_Direction_.
Report the count of lines that carry the string "React", and add nothing.

_Data for this task_.
═══

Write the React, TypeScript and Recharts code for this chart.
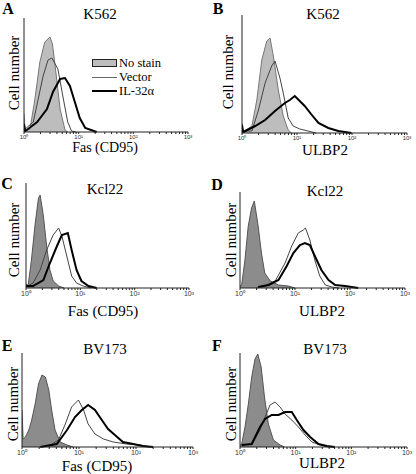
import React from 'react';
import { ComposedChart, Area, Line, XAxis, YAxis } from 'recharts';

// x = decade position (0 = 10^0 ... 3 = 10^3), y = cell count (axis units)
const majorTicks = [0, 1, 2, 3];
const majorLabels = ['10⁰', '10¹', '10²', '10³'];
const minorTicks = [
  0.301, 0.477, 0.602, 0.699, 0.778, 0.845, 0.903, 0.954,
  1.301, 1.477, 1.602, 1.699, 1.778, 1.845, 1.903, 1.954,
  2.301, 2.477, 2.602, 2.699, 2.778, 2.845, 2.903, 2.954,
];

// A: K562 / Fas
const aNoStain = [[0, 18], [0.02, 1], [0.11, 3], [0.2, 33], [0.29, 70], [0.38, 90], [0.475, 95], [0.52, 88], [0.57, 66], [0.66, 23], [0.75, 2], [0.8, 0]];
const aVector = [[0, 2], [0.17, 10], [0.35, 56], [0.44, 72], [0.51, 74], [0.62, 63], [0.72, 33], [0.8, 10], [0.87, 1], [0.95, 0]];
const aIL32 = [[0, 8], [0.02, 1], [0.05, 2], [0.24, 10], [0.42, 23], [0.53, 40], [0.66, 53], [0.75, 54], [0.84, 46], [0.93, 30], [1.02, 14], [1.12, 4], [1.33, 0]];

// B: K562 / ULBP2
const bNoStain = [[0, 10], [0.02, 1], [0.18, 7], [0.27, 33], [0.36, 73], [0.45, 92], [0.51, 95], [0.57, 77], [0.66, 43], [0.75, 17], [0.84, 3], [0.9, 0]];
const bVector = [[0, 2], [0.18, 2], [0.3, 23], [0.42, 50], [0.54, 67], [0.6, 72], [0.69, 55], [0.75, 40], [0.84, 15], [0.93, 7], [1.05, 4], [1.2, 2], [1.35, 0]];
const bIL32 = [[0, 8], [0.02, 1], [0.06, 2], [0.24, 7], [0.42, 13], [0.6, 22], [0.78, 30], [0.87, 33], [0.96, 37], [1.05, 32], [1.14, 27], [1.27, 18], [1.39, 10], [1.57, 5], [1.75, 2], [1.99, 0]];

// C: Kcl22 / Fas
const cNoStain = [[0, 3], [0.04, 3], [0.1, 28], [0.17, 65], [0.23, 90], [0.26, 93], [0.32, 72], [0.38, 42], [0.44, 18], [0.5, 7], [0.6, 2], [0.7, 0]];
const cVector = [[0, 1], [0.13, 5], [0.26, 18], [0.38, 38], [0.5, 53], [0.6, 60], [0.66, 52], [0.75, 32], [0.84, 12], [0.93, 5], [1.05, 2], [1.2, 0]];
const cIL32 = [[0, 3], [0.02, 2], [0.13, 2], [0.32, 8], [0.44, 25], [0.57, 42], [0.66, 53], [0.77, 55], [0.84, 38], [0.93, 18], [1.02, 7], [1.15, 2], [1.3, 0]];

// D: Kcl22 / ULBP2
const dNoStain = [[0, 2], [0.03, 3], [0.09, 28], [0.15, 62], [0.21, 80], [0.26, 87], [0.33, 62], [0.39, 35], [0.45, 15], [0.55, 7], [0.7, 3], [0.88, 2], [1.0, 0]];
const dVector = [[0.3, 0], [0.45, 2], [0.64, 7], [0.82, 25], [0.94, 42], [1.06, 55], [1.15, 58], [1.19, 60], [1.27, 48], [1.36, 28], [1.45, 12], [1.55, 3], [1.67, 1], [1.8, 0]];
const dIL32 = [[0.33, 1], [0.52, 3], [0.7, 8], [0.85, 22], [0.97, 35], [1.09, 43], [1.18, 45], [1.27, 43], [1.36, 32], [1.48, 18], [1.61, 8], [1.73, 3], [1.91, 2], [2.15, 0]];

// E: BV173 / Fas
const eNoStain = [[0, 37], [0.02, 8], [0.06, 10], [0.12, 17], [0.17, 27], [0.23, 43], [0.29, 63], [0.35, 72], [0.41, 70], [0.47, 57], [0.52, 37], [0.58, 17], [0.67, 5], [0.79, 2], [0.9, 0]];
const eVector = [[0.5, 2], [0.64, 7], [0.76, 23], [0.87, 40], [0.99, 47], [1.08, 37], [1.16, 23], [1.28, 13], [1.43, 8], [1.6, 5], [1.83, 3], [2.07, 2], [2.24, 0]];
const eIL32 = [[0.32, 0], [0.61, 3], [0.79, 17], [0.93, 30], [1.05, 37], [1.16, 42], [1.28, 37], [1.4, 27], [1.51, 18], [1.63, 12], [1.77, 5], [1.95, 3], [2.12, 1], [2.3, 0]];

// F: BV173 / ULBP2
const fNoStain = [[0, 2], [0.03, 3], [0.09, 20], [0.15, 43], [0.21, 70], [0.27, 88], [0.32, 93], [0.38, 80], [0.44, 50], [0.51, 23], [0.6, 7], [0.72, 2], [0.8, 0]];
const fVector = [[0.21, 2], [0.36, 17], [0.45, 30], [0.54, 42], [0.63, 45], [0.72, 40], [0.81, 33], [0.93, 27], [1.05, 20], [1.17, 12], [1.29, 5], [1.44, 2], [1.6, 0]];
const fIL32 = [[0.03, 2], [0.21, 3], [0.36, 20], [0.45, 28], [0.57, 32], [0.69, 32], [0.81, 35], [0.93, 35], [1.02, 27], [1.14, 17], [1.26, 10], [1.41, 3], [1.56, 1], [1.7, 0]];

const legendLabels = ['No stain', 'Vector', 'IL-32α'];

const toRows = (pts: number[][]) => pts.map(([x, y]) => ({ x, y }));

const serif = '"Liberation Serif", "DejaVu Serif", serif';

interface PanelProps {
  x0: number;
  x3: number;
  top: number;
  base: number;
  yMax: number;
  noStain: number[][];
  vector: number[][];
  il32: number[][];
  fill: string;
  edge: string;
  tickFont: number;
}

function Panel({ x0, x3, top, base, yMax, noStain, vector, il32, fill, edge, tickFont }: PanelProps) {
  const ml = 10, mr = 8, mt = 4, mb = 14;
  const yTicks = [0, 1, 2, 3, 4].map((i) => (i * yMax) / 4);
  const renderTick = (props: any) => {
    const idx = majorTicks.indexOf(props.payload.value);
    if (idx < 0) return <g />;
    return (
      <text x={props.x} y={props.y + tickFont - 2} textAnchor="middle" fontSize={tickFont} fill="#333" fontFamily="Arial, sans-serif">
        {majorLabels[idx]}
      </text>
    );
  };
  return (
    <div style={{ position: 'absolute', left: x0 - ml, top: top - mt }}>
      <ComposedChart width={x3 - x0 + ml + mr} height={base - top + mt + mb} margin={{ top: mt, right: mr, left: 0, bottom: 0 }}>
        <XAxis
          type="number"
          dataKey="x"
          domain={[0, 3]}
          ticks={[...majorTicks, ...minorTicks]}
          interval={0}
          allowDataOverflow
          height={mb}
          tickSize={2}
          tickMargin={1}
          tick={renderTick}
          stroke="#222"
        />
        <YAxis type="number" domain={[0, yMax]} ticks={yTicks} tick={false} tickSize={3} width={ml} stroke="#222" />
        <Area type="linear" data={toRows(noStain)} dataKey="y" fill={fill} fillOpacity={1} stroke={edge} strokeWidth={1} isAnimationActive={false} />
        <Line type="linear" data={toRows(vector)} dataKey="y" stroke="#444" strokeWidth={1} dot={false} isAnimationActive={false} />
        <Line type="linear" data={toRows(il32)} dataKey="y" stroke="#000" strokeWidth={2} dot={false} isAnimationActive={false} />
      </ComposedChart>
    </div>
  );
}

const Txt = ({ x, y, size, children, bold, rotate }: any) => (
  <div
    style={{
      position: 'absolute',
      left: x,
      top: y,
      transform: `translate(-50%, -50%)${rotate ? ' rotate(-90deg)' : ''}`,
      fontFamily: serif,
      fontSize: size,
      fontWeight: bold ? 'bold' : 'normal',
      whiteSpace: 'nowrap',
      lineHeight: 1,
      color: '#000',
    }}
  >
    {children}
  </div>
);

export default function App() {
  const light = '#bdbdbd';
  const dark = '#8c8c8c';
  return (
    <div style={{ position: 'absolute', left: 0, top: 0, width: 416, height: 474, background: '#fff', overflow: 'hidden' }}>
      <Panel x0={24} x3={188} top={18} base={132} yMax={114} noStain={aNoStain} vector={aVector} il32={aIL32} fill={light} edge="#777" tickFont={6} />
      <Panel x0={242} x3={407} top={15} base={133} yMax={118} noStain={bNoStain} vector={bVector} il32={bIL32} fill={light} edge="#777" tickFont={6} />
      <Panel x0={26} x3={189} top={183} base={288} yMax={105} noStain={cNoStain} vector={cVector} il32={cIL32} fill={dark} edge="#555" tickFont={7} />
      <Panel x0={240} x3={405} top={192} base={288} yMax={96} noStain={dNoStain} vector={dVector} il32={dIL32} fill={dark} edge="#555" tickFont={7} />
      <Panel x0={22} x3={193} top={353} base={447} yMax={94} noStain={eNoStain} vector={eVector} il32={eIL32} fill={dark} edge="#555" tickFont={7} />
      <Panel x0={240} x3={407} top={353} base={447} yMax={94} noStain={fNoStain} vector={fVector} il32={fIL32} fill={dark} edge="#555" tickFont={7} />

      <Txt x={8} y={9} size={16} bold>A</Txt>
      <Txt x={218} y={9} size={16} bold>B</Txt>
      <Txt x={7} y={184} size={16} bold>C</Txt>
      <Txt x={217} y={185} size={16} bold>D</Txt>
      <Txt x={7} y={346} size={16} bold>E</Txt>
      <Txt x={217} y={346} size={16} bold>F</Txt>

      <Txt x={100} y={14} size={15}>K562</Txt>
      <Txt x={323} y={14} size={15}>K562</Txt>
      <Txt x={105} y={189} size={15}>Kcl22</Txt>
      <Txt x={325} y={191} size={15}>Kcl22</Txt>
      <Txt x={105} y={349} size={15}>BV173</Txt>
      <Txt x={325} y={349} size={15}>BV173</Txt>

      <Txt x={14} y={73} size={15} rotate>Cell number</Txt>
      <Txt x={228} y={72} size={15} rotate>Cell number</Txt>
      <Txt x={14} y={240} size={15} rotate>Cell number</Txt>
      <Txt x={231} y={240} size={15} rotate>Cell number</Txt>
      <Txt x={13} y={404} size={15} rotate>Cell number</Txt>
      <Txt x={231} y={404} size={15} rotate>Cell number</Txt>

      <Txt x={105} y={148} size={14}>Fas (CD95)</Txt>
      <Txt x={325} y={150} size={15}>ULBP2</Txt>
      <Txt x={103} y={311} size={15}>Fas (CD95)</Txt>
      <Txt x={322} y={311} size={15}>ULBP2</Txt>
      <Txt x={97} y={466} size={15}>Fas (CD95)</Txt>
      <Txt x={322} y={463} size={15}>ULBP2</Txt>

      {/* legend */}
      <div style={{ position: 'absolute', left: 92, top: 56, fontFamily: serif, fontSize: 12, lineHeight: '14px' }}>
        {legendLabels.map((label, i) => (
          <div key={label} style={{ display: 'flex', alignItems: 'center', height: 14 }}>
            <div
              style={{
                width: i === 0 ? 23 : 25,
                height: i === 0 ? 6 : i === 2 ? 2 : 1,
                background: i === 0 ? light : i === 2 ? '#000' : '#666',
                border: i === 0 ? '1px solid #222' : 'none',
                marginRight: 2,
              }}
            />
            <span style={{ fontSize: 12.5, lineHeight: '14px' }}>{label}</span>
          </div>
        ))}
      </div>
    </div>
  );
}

═══

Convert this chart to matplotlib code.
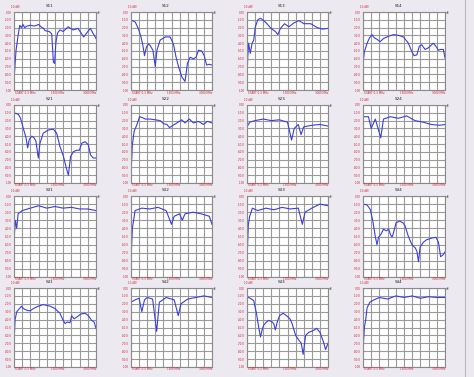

═══

_Full response_.
2